── INFORMATION PROVIDED ──

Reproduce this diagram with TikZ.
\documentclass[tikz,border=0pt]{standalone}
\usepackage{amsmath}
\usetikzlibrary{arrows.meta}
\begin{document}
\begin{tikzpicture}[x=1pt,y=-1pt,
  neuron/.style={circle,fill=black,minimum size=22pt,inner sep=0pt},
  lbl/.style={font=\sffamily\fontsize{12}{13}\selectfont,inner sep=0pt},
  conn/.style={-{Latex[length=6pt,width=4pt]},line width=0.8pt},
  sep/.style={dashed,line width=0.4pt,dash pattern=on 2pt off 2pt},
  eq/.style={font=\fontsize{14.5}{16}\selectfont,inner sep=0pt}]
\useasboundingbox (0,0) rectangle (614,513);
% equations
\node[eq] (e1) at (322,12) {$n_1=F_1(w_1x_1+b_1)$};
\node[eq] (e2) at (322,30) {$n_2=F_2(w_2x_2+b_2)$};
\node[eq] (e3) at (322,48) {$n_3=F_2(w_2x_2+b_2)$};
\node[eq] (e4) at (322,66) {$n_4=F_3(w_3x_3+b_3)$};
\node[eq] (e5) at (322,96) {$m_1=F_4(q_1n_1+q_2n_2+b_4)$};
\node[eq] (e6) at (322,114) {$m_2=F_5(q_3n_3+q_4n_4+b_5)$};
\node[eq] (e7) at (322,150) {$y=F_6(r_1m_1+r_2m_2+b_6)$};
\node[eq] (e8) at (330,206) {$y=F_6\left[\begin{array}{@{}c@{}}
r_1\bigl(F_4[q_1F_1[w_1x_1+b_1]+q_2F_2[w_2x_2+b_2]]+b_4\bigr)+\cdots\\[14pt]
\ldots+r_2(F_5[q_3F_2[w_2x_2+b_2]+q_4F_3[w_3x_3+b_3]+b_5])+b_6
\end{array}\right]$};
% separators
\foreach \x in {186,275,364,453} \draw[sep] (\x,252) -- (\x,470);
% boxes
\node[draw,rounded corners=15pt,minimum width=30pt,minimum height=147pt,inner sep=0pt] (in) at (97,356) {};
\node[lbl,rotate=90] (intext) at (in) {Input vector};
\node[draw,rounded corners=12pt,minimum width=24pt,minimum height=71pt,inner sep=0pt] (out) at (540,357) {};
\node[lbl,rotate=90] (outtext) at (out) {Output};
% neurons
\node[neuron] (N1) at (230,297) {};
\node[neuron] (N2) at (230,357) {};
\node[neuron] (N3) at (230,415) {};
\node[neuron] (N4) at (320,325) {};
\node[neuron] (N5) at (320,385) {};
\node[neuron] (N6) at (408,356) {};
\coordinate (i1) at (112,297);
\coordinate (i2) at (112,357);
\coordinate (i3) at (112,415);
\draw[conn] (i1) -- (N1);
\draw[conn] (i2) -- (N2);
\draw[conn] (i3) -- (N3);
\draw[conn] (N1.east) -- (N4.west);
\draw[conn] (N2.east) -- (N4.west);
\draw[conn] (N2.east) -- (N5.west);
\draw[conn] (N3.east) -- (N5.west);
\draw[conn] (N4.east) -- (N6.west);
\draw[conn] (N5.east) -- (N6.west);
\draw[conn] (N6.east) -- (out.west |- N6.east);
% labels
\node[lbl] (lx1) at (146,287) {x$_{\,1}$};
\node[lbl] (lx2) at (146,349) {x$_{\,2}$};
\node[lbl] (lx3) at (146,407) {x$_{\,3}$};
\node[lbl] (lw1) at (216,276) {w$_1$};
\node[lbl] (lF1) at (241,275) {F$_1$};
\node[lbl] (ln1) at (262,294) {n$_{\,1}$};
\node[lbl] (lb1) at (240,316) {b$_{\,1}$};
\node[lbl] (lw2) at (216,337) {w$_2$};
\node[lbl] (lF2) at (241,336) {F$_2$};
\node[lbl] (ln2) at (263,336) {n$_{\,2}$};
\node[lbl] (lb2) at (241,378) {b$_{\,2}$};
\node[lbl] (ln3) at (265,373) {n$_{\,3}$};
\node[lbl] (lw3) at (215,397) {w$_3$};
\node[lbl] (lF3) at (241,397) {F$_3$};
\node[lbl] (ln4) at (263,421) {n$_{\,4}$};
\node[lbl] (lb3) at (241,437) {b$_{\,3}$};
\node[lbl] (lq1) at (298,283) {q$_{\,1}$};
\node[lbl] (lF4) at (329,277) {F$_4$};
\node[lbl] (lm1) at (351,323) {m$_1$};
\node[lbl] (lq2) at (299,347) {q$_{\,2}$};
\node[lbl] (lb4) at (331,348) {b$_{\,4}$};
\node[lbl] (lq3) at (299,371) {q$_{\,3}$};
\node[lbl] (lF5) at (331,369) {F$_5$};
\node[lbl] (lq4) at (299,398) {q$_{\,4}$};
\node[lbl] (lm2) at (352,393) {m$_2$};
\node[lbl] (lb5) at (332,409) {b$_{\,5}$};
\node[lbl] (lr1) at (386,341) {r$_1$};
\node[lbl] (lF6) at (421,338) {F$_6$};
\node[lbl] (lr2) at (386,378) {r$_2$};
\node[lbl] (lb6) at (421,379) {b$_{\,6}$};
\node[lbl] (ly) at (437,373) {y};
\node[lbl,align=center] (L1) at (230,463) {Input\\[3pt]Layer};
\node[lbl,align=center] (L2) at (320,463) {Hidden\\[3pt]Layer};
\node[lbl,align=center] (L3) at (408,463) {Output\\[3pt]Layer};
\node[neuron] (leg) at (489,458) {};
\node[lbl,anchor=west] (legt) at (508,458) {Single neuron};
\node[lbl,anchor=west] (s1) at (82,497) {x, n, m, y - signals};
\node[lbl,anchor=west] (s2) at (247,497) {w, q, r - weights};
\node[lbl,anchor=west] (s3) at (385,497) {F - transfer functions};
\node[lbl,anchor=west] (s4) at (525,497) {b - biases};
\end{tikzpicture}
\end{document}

───

WHAT TO DO ->
Print the material above once more, exactly.

SOLUTION BELOW ->
Reproduce this diagram with TikZ.
\documentclass[tikz,border=0pt]{standalone}
\usepackage{amsmath}
\usetikzlibrary{arrows.meta}
\begin{document}
\begin{tikzpicture}[x=1pt,y=-1pt,
  neuron/.style={circle,fill=black,minimum size=22pt,inner sep=0pt},
  lbl/.style={font=\sffamily\fontsize{12}{13}\selectfont,inner sep=0pt},
  conn/.style={-{Latex[length=6pt,width=4pt]},line width=0.8pt},
  sep/.style={dashed,line width=0.4pt,dash pattern=on 2pt off 2pt},
  eq/.style={font=\fontsize{14.5}{16}\selectfont,inner sep=0pt}]
\useasboundingbox (0,0) rectangle (614,513);
% equations
\node[eq] (e1) at (322,12) {$n_1=F_1(w_1x_1+b_1)$};
\node[eq] (e2) at (322,30) {$n_2=F_2(w_2x_2+b_2)$};
\node[eq] (e3) at (322,48) {$n_3=F_2(w_2x_2+b_2)$};
\node[eq] (e4) at (322,66) {$n_4=F_3(w_3x_3+b_3)$};
\node[eq] (e5) at (322,96) {$m_1=F_4(q_1n_1+q_2n_2+b_4)$};
\node[eq] (e6) at (322,114) {$m_2=F_5(q_3n_3+q_4n_4+b_5)$};
\node[eq] (e7) at (322,150) {$y=F_6(r_1m_1+r_2m_2+b_6)$};
\node[eq] (e8) at (330,206) {$y=F_6\left[\begin{array}{@{}c@{}}
r_1\bigl(F_4[q_1F_1[w_1x_1+b_1]+q_2F_2[w_2x_2+b_2]]+b_4\bigr)+\cdots\\[14pt]
\ldots+r_2(F_5[q_3F_2[w_2x_2+b_2]+q_4F_3[w_3x_3+b_3]+b_5])+b_6
\end{array}\right]$};
% separators
\foreach \x in {186,275,364,453} \draw[sep] (\x,252) -- (\x,470);
% boxes
\node[draw,rounded corners=15pt,minimum width=30pt,minimum height=147pt,inner sep=0pt] (in) at (97,356) {};
\node[lbl,rotate=90] (intext) at (in) {Input vector};
\node[draw,rounded corners=12pt,minimum width=24pt,minimum height=71pt,inner sep=0pt] (out) at (540,357) {};
\node[lbl,rotate=90] (outtext) at (out) {Output};
% neurons
\node[neuron] (N1) at (230,297) {};
\node[neuron] (N2) at (230,357) {};
\node[neuron] (N3) at (230,415) {};
\node[neuron] (N4) at (320,325) {};
\node[neuron] (N5) at (320,385) {};
\node[neuron] (N6) at (408,356) {};
\coordinate (i1) at (112,297);
\coordinate (i2) at (112,357);
\coordinate (i3) at (112,415);
\draw[conn] (i1) -- (N1);
\draw[conn] (i2) -- (N2);
\draw[conn] (i3) -- (N3);
\draw[conn] (N1.east) -- (N4.west);
\draw[conn] (N2.east) -- (N4.west);
\draw[conn] (N2.east) -- (N5.west);
\draw[conn] (N3.east) -- (N5.west);
\draw[conn] (N4.east) -- (N6.west);
\draw[conn] (N5.east) -- (N6.west);
\draw[conn] (N6.east) -- (out.west |- N6.east);
% labels
\node[lbl] (lx1) at (146,287) {x$_{\,1}$};
\node[lbl] (lx2) at (146,349) {x$_{\,2}$};
\node[lbl] (lx3) at (146,407) {x$_{\,3}$};
\node[lbl] (lw1) at (216,276) {w$_1$};
\node[lbl] (lF1) at (241,275) {F$_1$};
\node[lbl] (ln1) at (262,294) {n$_{\,1}$};
\node[lbl] (lb1) at (240,316) {b$_{\,1}$};
\node[lbl] (lw2) at (216,337) {w$_2$};
\node[lbl] (lF2) at (241,336) {F$_2$};
\node[lbl] (ln2) at (263,336) {n$_{\,2}$};
\node[lbl] (lb2) at (241,378) {b$_{\,2}$};
\node[lbl] (ln3) at (265,373) {n$_{\,3}$};
\node[lbl] (lw3) at (215,397) {w$_3$};
\node[lbl] (lF3) at (241,397) {F$_3$};
\node[lbl] (ln4) at (263,421) {n$_{\,4}$};
\node[lbl] (lb3) at (241,437) {b$_{\,3}$};
\node[lbl] (lq1) at (298,283) {q$_{\,1}$};
\node[lbl] (lF4) at (329,277) {F$_4$};
\node[lbl] (lm1) at (351,323) {m$_1$};
\node[lbl] (lq2) at (299,347) {q$_{\,2}$};
\node[lbl] (lb4) at (331,348) {b$_{\,4}$};
\node[lbl] (lq3) at (299,371) {q$_{\,3}$};
\node[lbl] (lF5) at (331,369) {F$_5$};
\node[lbl] (lq4) at (299,398) {q$_{\,4}$};
\node[lbl] (lm2) at (352,393) {m$_2$};
\node[lbl] (lb5) at (332,409) {b$_{\,5}$};
\node[lbl] (lr1) at (386,341) {r$_1$};
\node[lbl] (lF6) at (421,338) {F$_6$};
\node[lbl] (lr2) at (386,378) {r$_2$};
\node[lbl] (lb6) at (421,379) {b$_{\,6}$};
\node[lbl] (ly) at (437,373) {y};
\node[lbl,align=center] (L1) at (230,463) {Input\\[3pt]Layer};
\node[lbl,align=center] (L2) at (320,463) {Hidden\\[3pt]Layer};
\node[lbl,align=center] (L3) at (408,463) {Output\\[3pt]Layer};
\node[neuron] (leg) at (489,458) {};
\node[lbl,anchor=west] (legt) at (508,458) {Single neuron};
\node[lbl,anchor=west] (s1) at (82,497) {x, n, m, y - signals};
\node[lbl,anchor=west] (s2) at (247,497) {w, q, r - weights};
\node[lbl,anchor=west] (s3) at (385,497) {F - transfer functions};
\node[lbl,anchor=west] (s4) at (525,497) {b - biases};
\end{tikzpicture}
\end{document}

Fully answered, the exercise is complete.